Telangana, AP mull reduction in aviation turbine fuel taxes

Ashwini Phadnis Amit Mitra New Delhi/Hyderabad | Updated on November 25, 2017 Published on August 21, 2014

Industry players say that ATF constitutes 40-50 per cent of the operatingcost of domestic carriers.

Move will save about 10 per cent of airlines' operating cost, says GMR

Reduction in aviation turbine fuel tax is one measure that both Andhra Pradesh and Telangana Governments are weighing to propel growth in aviation and related sectors in their respective States.

The AP Government plans to reduce the tax on aviation turbine fuel lifted in the State from 16 per cent to 2 per cent, Ashok Gajapathi Raju, the Union Civil Aviation Minister, has said. Competitively, the Telangana Government has plans to bring it down to four per cent.

“I had a chat with the Andhra Pradesh Chief Minister, who mentioned that he would like to reduce it to 2 per cent. The Chhattisgarh Chief Minister mentioned that he had lowered it to 5 per cent. The national average is working out to be 28-29 per cent, which is high. If these things happen (lowering of tax on ATF), it will boost the aviation sector,” the Minister told Business Line.

Past instance

Incidentally, this is not the first time that Naidu has resorted to lowering tax on ATF. Back in the late 1990’s as CM of undivided AP, he had lowered the tax to 4 per cent.

Industry players say that ATF constitutes between 40-50 per cent of the operating cost of domestic carriers. On an average, domestic ATF prices are about 70 per cent higher than international benchmarks, with the VAT on the fuel ranging from 4 per cent to 30 per cent in different States. The high tax on ATF has affected operations of most domestic airlines. Recently, States such as Gujarat, Madhya Pradesh and Odisha have cut value added tax on ATF to four per cent, while Karnataka is in the process of reducing the tax to improve air connectivity and push growth in other sectors.

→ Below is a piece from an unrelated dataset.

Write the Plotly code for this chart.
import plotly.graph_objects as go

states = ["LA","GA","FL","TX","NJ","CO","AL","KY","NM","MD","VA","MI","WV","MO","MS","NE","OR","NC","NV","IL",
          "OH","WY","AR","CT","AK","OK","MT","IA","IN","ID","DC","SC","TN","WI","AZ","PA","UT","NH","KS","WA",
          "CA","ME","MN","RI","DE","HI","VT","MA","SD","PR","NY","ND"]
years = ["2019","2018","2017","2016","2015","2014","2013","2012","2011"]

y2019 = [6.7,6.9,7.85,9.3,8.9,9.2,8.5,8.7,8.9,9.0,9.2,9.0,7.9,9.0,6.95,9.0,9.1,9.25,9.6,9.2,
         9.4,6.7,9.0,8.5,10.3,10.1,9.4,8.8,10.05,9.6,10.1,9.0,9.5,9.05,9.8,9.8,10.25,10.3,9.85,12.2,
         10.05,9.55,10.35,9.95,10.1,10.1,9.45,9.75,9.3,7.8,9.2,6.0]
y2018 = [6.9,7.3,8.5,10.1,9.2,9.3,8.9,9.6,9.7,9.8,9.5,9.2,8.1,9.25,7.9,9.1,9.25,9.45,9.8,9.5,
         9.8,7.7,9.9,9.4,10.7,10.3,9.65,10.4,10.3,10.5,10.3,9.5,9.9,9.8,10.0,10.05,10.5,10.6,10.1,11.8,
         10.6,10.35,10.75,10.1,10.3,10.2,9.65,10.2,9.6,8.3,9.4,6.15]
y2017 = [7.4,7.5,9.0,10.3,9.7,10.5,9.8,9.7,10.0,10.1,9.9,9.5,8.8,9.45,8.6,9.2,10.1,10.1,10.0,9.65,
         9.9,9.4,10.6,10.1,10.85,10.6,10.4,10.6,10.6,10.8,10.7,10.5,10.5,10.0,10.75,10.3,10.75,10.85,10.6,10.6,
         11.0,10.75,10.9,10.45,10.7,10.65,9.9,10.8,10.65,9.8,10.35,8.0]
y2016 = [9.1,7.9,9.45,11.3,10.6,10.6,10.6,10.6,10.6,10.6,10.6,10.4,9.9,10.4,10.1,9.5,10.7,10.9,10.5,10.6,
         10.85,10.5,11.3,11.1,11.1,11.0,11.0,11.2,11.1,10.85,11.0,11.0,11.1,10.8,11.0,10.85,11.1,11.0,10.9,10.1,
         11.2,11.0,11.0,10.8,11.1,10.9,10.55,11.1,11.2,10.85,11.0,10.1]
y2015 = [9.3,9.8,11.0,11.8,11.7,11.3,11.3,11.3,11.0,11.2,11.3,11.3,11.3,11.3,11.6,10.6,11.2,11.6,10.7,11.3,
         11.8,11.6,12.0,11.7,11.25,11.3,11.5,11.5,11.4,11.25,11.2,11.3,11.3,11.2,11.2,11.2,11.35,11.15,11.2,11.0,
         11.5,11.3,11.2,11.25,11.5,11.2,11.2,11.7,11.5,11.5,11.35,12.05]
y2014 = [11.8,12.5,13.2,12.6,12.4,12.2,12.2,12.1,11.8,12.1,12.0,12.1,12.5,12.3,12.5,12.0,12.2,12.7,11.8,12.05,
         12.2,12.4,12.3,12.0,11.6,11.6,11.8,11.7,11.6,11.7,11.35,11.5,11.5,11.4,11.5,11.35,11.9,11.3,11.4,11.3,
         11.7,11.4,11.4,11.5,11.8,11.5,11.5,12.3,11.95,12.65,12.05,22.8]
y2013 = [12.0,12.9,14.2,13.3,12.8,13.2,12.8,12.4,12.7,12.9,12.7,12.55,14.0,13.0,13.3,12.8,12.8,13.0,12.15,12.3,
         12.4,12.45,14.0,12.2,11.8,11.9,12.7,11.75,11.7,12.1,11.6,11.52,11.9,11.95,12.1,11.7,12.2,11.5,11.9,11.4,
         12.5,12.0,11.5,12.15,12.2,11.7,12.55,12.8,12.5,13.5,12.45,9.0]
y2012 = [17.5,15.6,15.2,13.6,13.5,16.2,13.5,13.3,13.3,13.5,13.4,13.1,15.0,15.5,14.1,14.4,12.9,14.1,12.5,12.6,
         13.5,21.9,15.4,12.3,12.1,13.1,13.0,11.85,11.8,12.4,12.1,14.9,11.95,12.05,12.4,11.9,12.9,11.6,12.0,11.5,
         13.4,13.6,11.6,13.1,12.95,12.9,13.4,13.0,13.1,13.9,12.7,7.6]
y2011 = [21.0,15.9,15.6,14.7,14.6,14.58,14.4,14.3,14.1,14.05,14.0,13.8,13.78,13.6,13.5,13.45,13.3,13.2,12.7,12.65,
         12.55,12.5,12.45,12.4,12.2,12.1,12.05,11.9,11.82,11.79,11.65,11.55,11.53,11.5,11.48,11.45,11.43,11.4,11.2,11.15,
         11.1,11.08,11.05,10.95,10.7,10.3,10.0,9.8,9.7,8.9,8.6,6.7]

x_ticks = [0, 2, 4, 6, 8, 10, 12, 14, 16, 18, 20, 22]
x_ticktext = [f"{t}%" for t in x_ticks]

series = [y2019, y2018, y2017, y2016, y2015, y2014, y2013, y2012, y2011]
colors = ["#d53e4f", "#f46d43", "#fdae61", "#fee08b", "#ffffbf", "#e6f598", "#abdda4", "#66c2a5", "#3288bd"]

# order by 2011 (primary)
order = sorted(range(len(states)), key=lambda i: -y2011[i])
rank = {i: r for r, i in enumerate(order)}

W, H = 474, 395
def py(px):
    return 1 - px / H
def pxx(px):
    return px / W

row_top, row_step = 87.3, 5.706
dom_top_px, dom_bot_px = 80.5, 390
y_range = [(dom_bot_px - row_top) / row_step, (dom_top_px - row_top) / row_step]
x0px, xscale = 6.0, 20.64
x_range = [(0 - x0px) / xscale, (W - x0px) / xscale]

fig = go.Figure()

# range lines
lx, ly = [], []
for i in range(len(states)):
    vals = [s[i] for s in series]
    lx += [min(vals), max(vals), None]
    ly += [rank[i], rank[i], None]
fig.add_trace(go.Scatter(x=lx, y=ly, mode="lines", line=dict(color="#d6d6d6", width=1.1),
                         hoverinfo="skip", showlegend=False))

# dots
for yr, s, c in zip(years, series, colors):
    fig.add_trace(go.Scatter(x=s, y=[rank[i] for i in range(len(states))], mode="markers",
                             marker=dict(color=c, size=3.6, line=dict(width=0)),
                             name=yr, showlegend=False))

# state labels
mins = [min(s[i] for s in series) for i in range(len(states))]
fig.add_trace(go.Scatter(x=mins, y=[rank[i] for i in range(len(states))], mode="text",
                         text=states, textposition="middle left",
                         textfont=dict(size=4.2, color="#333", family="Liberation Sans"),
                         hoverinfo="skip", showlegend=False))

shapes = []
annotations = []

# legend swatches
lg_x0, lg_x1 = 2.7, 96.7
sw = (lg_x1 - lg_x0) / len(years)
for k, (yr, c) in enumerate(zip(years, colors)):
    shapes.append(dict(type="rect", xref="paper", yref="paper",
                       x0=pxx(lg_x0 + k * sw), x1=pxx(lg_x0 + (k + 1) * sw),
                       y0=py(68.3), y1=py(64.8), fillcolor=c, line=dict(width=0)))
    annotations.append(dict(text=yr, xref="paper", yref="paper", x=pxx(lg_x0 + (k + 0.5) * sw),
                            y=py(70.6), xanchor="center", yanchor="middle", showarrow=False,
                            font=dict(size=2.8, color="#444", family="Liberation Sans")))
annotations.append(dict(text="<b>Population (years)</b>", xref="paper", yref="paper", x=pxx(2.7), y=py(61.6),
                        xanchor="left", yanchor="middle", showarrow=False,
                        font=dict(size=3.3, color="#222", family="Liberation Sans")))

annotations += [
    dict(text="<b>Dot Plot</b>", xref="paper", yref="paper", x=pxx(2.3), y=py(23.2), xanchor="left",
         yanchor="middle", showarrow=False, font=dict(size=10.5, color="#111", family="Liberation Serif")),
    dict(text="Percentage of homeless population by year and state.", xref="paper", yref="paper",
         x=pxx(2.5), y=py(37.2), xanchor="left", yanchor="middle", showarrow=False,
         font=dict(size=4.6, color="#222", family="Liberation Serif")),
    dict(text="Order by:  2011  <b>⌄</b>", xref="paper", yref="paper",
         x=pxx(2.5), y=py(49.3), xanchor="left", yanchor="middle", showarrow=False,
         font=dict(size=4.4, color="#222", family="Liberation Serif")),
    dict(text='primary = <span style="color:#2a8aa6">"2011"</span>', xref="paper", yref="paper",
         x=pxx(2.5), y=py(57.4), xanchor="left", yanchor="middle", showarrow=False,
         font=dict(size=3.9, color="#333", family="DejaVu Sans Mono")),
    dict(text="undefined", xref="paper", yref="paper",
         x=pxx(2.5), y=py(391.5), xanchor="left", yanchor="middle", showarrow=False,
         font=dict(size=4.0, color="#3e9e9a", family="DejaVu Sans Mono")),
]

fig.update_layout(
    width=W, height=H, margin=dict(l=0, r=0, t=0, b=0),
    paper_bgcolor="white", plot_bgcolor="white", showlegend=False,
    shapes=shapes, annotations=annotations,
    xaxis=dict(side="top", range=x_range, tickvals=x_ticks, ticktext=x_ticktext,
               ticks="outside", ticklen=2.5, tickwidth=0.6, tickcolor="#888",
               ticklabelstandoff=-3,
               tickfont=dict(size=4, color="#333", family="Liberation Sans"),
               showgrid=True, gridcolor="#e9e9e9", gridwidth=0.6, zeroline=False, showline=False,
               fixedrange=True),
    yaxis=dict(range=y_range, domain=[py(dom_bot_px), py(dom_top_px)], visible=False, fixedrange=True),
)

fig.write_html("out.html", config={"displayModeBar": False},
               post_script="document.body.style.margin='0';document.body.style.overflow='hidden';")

“Reduction in VAT on ATF from 16 to four per cent will lead to about 10 per cent savings in the airlines operating cost,” according to the GMR Group, which operates the Hyderabad airport.

Cost-benefit analysis

Telangana is estimated to generate revenues of ₹150 crore on the current VAT tax on ATF consumption, which is about 1.70 lakh kilolitres annually. The revenue loss on account of reducing VAT to four per cent will be about ₹110 crore. “But this will bring in additional carriers and result in additional passengers of five million in five years. The direct benefit would be ₹600 crore in five years,” GMR Group said in a recent report.